前回の記事に続き、備蓄米の放出について深掘りします。東日本大震災や熊本地震のような大規模災害時、多くの人は備蓄米が被災者へ無料で配られたと想像します。しかし、実際は異なる方法が取られていました。政府は備蓄米を「売却」していたのです。
東日本大震災での「売却」事例
東日本大震災では、4万トンもの備蓄米が放出されたが、これは当初から被災者向けの無料提供ではなく、地震や津波で被害を受けたコメ卸業者への売却という形が取られた。当時の報道によれば、農林水産省が入札を実施し、コメ不足から新米並みの高い価格で落札されたと伝えられている。担当記者は「これは最初から被災者用ではありませんでした」「政府は備蓄米を売却したのです」と述べる。
熊本地震、そして公式文書の記載
2016年の熊本地震における備蓄米放出について、当時の報道を詳しく調べても、無料だったかは詳らかではない。さらに、農林水産省の公式文書である「米穀の買い入れ・販売等に関する基本要領」には、被害を受けた地域の知事が農水省から備蓄米を「買い受ける」と明記されており、代金は30日以内に支払う必要があるという条項さえ存在する。一方、「基本要綱」には「米穀を販売する価格は、農産局長が別途定める」という記述もあり、これを使えば買い取り価格をゼロ円にすることも理論上は不可能ではない。熊本地震で政府が被災地に無料で放出したのか、あるいは熊本県に売却したのか、農水省に取材を申し入れたところ、「詳細はお答えできません」という回答だった。
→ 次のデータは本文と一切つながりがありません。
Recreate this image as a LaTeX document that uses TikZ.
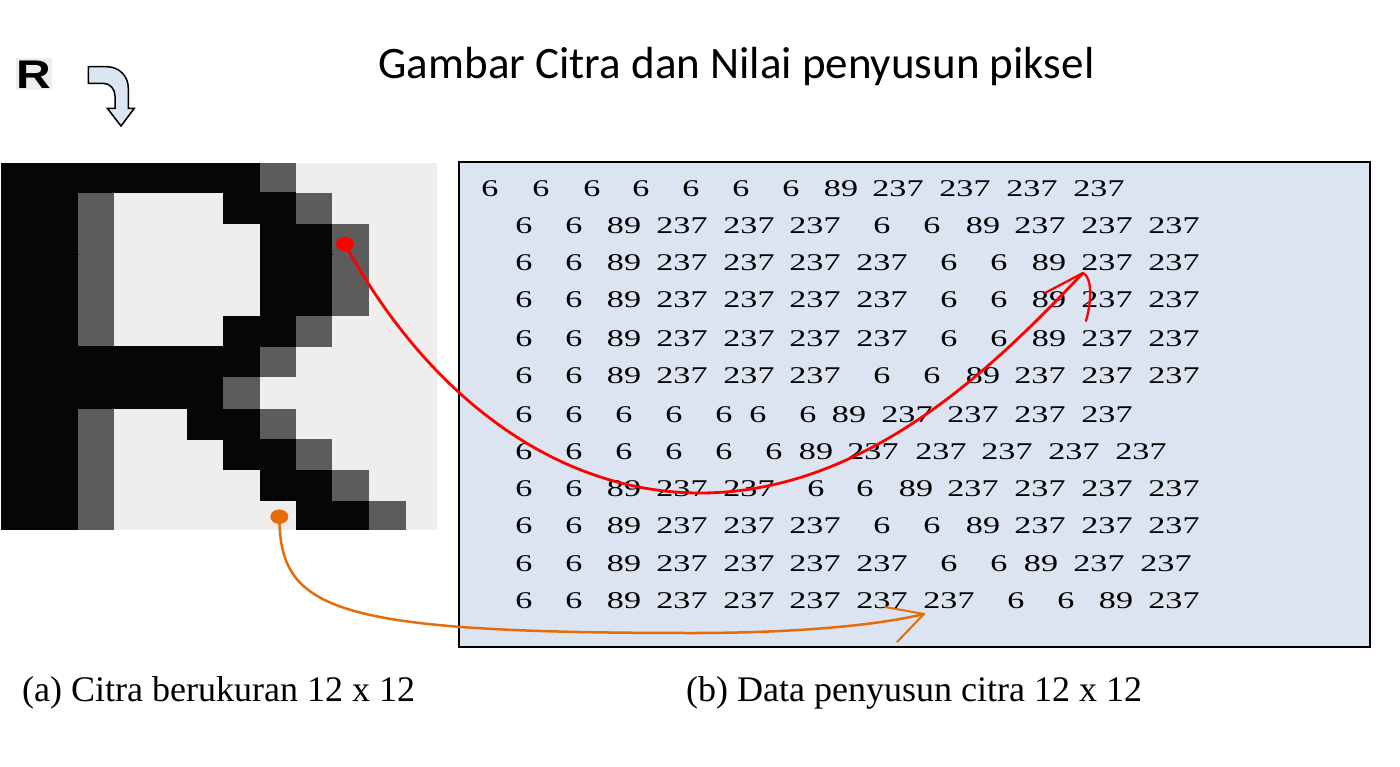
\documentclass[tikz,border=0pt]{standalone}
\usepackage{fontspec}
\usepackage{graphicx}
\setmainfont{Liberation Serif}
\newfontfamily\titlefont{Carlito}
\newfontfamily\iconfont{Liberation Sans}
\usetikzlibrary{shapes.geometric}
\definecolor{pxblack}{HTML}{060606}
\definecolor{pxgray}{HTML}{5C5C5C}
\definecolor{pxlight}{HTML}{EFEEEC}
\definecolor{boxfill}{HTML}{DBE4F0}
\definecolor{arrowfill}{HTML}{DCE6F2}
\definecolor{redline}{HTML}{FF0000}
\definecolor{orangeline}{HTML}{E46C0A}
\newcommand\numtxt[1]{\scalebox{1.42}[1]{#1}}
\def\PX{{1.7,40,78.3,114.3,150.6,187,223.3,260,296,332.3,369,405.7,436.7}}
\def\PY{{163.3,192.7,224,254.7,285.3,316,346.7,377.3,409,439.3,470,501,530}}
\def\rowA{490/6,541/6,592/6,641/6,691/6,741/6,791/6,841/89,898/237,965/237,1032/237,1099/237}
\def\rowB{524/6,574/6,624/89,682/237,749/237,815/237,882/6,932/6,983/89,1040/237,1107/237,1174/237}
\def\rowC{524/6,574/6,624/89,682/237,749/237,815/237,882/237,949/6,999/6,1049/89,1107/237,1174/237}
\def\rowG{524/6,574/6,624/6,674/6,724/6,758/6,808/6,849/89,907/237,973/237,1040/237,1107/237}
\def\rowH{524/6,574/6,624/6,674/6,724/6,774/6,816/89,873/237,941/237,1007/237,1074/237,1141/237}
\def\rowI{524/6,574/6,624/89,682/237,749/237,816/6,865/6,916/89,973/237,1040/237,1107/237,1174/237}
\def\rowK{524/6,574/6,624/89,682/237,749/237,815/237,882/237,949/6,999/6,1041/89,1099/237,1166/237}
\def\rowL{524/6,574/6,624/89,682/237,749/237,815/237,882/237,949/237,1016/6,1066/6,1116/89,1174/237}
\newcommand\numrow[3]{%
  \foreach \x/\v [count=\k] in #3 {
    \node[numtok] (n#2-\k) at (\x,#1) {\numtxt{\v}};
  }}
\begin{document}
\begin{tikzpicture}[x=1pt,y=-1pt,
  numtok/.style={anchor=base,inner sep=0pt,font=\fontsize{24}{28}\selectfont},
  captext/.style={anchor=base west,inner sep=0pt,font=\fontsize{36}{40}\selectfont},
  titletext/.style={anchor=base,inner sep=0pt,font=\titlefont\fontsize{45}{50}\selectfont},
  dotmark/.style={ellipse,inner sep=0pt,minimum width=18pt,minimum height=14.5pt},
  redconn/.style={draw=redline,line width=2.8pt,line cap=round},
  orangeconn/.style={draw=orangeline,line width=2.5pt,line cap=round},
  blockarrow/.style={fill=arrowfill,draw=black,line width=1.5pt,line join=miter}
]
\useasboundingbox (0,0) rectangle (1400,767);
\fill[white] (0,0) rectangle (1400,767);
% title
\node[titletext] (title) at (736.5,79) {Gambar Citra dan Nilai penyusun piksel};
% small R icon
\node[fill=pxlight,inner sep=0pt,minimum width=36pt,minimum height=32pt,anchor=north west,
  font=\iconfont\bfseries\fontsize{40}{40}\selectfont] (ricon) at (15.5,58.3) {\scalebox{1.2}[1]{R}};
% curved block arrow
\filldraw[blockarrow] (88.3,66.7) -- (106.7,66.7) .. controls (119,66.7) and (128.3,76) .. (128.3,88)
  -- (128.3,108.3) -- (134.3,108.3) -- (121,126) -- (107.3,108.3) -- (115,108.3) -- (115,96)
  .. controls (115,89) and (110,83.3) .. (103.3,83.3) -- (88.3,83.3) -- cycle;
% pixel grid
\fill[pxlight] (1.7,163.3) rectangle (436.7,530);
\foreach \codes [count=\r from 0] in {
  {1,1,1,1,1,1,1,2,0,0,0,0},
  {1,1,2,0,0,0,1,1,2,0,0,0},
  {1,1,2,0,0,0,0,1,1,2,0,0},
  {1,1,2,0,0,0,0,1,1,2,0,0},
  {1,1,2,0,0,0,0,1,1,2,0,0},
  {1,1,2,0,0,0,1,1,2,0,0,0},
  {1,1,1,1,1,1,1,2,0,0,0,0},
  {1,1,1,1,1,1,2,0,0,0,0,0},
  {1,1,2,0,0,1,1,2,0,0,0,0},
  {1,1,2,0,0,0,1,1,2,0,0,0},
  {1,1,2,0,0,0,0,1,1,2,0,0},
  {1,1,2,0,0,0,0,0,1,1,2,0}}{
  \foreach \c [count=\k from 0] in \codes {
    \pgfmathsetmacro\xa{\PX[\k]}
    \pgfmathsetmacro\xb{\PX[\k+1]}
    \pgfmathsetmacro\ya{\PY[\r]}
    \pgfmathsetmacro\yb{\PY[\r+1]}
    \ifcase\c\or
      \fill[pxblack] (\xa-0.3,\ya-0.3) rectangle (\xb+0.3,\yb+0.3);
    \or
      \fill[pxgray] (\xa,\ya) rectangle (\xb,\yb);
    \fi
  }
}
% data box
\node[draw=black,line width=2pt,fill=boxfill,minimum width=911pt,minimum height=485pt,
  inner sep=0pt,anchor=north west] (databox) at (458,161) {};
\numrow{197}{1}{\rowA}
\numrow{234}{2}{\rowB}
\numrow{271}{3}{\rowC}
\numrow{308}{4}{\rowC}
\numrow{346}{5}{\rowC}
\numrow{383}{6}{\rowB}
\numrow{422}{7}{\rowG}
\numrow{459}{8}{\rowH}
\numrow{496}{9}{\rowI}
\numrow{533}{10}{\rowB}
\numrow{571}{11}{\rowK}
\numrow{608}{12}{\rowL}
% captions
\node[captext] (capa) at (22,701) {(a) Citra berukuran 12 x 12};
\node[captext] (capb) at (686,701) {(b) Data penyusun citra 12 x 12};
% red connector
\node[dotmark,fill=redline] (rdot) at (345,244) {};
\coordinate (rtip) at (1083,273);
\path[redconn] (rdot.center) .. controls (430,400) and (560,493) .. (700,493)
  .. controls (870,493) and (1000,360) .. (rtip);
\path[redconn,line width=2.3pt] (rtip) -- (1045,293);
\path[redconn,line width=2.3pt] (rtip) .. controls (1092,277) and (1092,300) .. (1086,321);
% orange connector
\node[dotmark,fill=orangeline] (odot) at (279.3,516.7) {};
\coordinate (otip) at (924,614);
\path[orangeconn] (odot.center) .. controls (280,610) and (330,633) .. (693,633)
  .. controls (790,633) and (875,626) .. (otip);
\path[orangeconn,line width=2pt] (otip) -- (885,607);
\path[orangeconn,line width=2pt] (otip) -- (897,642);
\end{tikzpicture}
\end{document}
農林水産大臣、小泉進次郎氏。備蓄米の運用方針が議論される中で。
本来の目的は「凶作対策」:入札・随意契約の理由
農水省の公式サイトによれば、備蓄米の適性備蓄水準約100万トンは、10年に1度の不作などに対処するためのもの。つまり、備蓄米制度が本来想定しているのは、記録的な凶作への対策が主目的で、地震などの災害時対応は“特例”とされる。凶作が発生し、備蓄米を放出する際の手順について農水省は「想定される方法は、まずは一般競争入札の実施と随意契約の実施です」と回答した。江藤拓前農水大臣は入札を、小泉進次郎現農水相は随意契約を選んだ実績があり、これが基本とされる。しかし、食料不足時にさえ入札や随意契約という手順は、国民にとって時間や政府の収入という点で疑問が残るだろう。
「無料放出も不可能ではない」の真意
この国民の疑問に対し、農水省は「『備蓄米を売り渡す価格をゼロ円にしてはならない』と書いていないのも事実です」と答えている。続けて、「放出という言葉には無料というニュアンスがあります。緊急時に無料で放出することが不可能というわけではないと思います」とコメントした。
まとめ
備蓄米の放出は、災害時であっても自動的に無料で行われるわけではない。東日本大震災や熊本地震の事例、そして農水省の基本要領からは、売却が基本であることがわかる。ただし、農水省自身が価格をゼロ円にすることも不可能ではないと認めており、今後の有事において、より柔軟な対応が取られる可能性も示唆された形だ。